Even worse, in 2010, the president and the vice president of the Judicial Yuan stepped down because of a bribery case involving several High Court judges, and Ma had to nominate two more grand justices. According to the original system of staggered office terms, these two justices should have stepped down in 2011, but because Ma did not appoint any replacements; the two continued on as president, vice president and grand justices. The irony of asking for a constitutional interpretation of this unconstitutional situation is quite obvious.
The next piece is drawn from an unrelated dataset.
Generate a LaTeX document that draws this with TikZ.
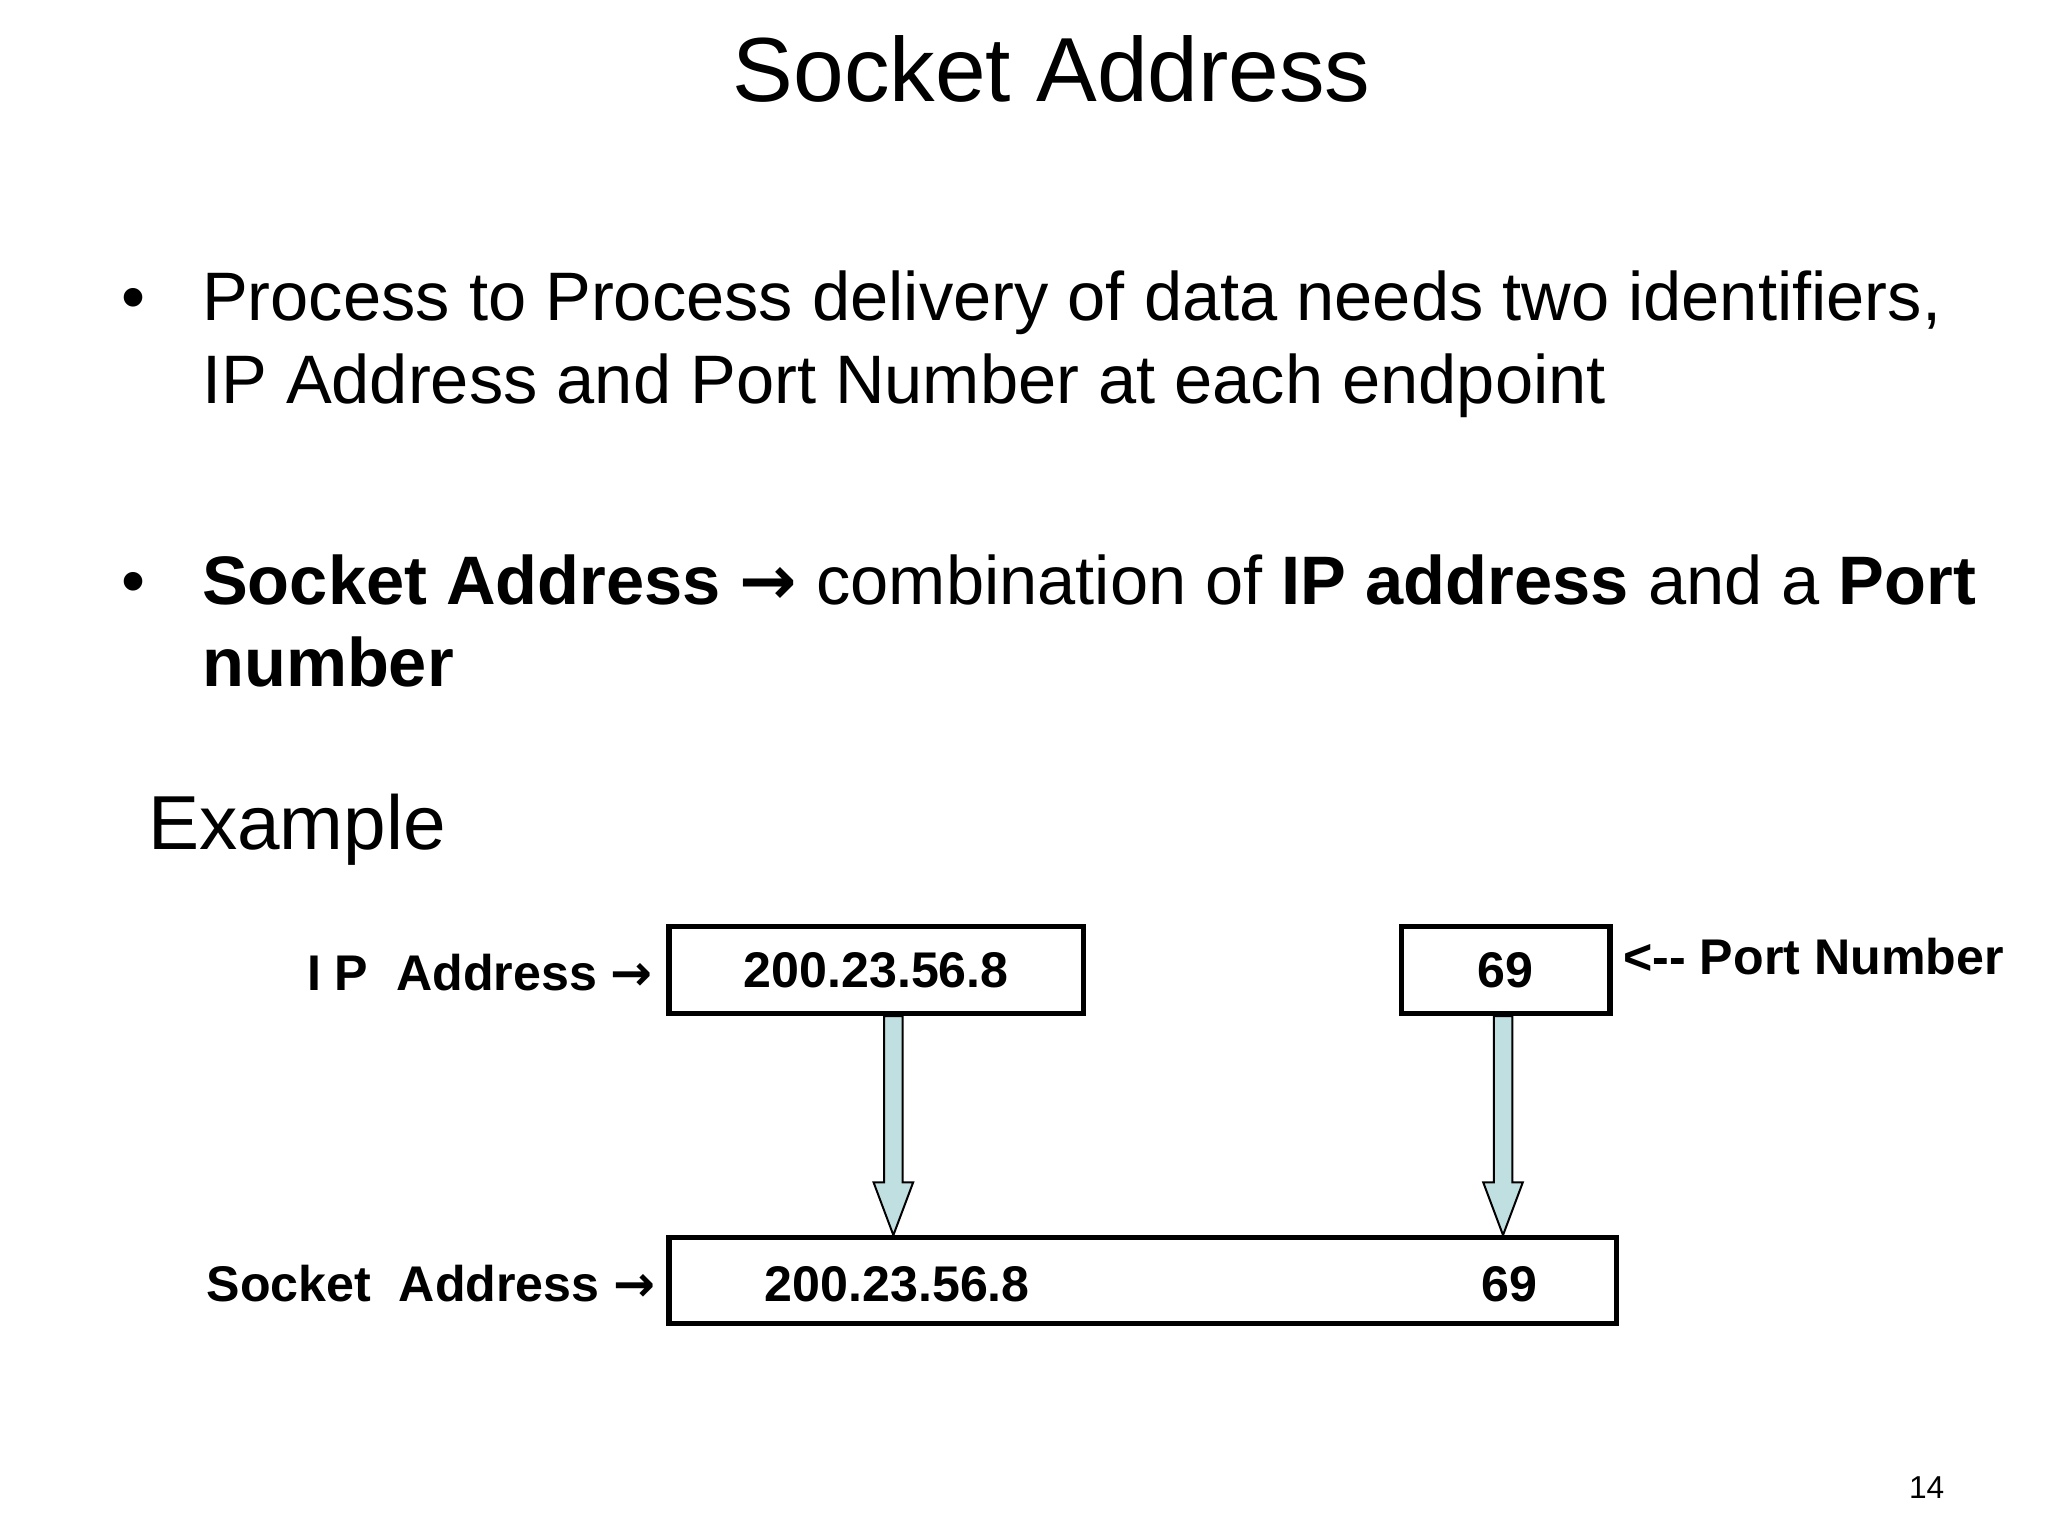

Faced with this constitutional chaos, the public cannot pin its hopes on the authorities, and it is unlikely that the Judicial Yuan itself will provide a constitutional interpretation. The only way to resolve the issue is for the public to initiate constitutional litigation. However, according to Article 5 of the act regulating case handling by grand justices (司法院大法官案件審理法), it is only in cases of illegal rights infringement, when legal action has been taken in accordance with the law and the law on which the final verdict is based might violate the Constitution, that a constitutional interpretation can be requested.
These are severe restrictions, and so long as a verdict has not been finalized and every avenue has not been exhausted, there would be no grounds for requesting a constitutional interpretation.
If this difficult situation cannot be resolved, it might be possible to ask the court, based on Constitutional Interpretation No. 371, that the trial be suspended and to request a constitutional interpretation by the Council of Grand Justices. However, the decision to do this rests with the judge, which creates a factor of uncertainty.
Moreover, even if the judge were to file a request, it would be difficult to get an impartial interpretation if the grand justices that are also interested parties do not recuse themselves from the case. This clearly shows that the constitutional system will break down if the legislature accepts all the grand justice candidates nominated by the president.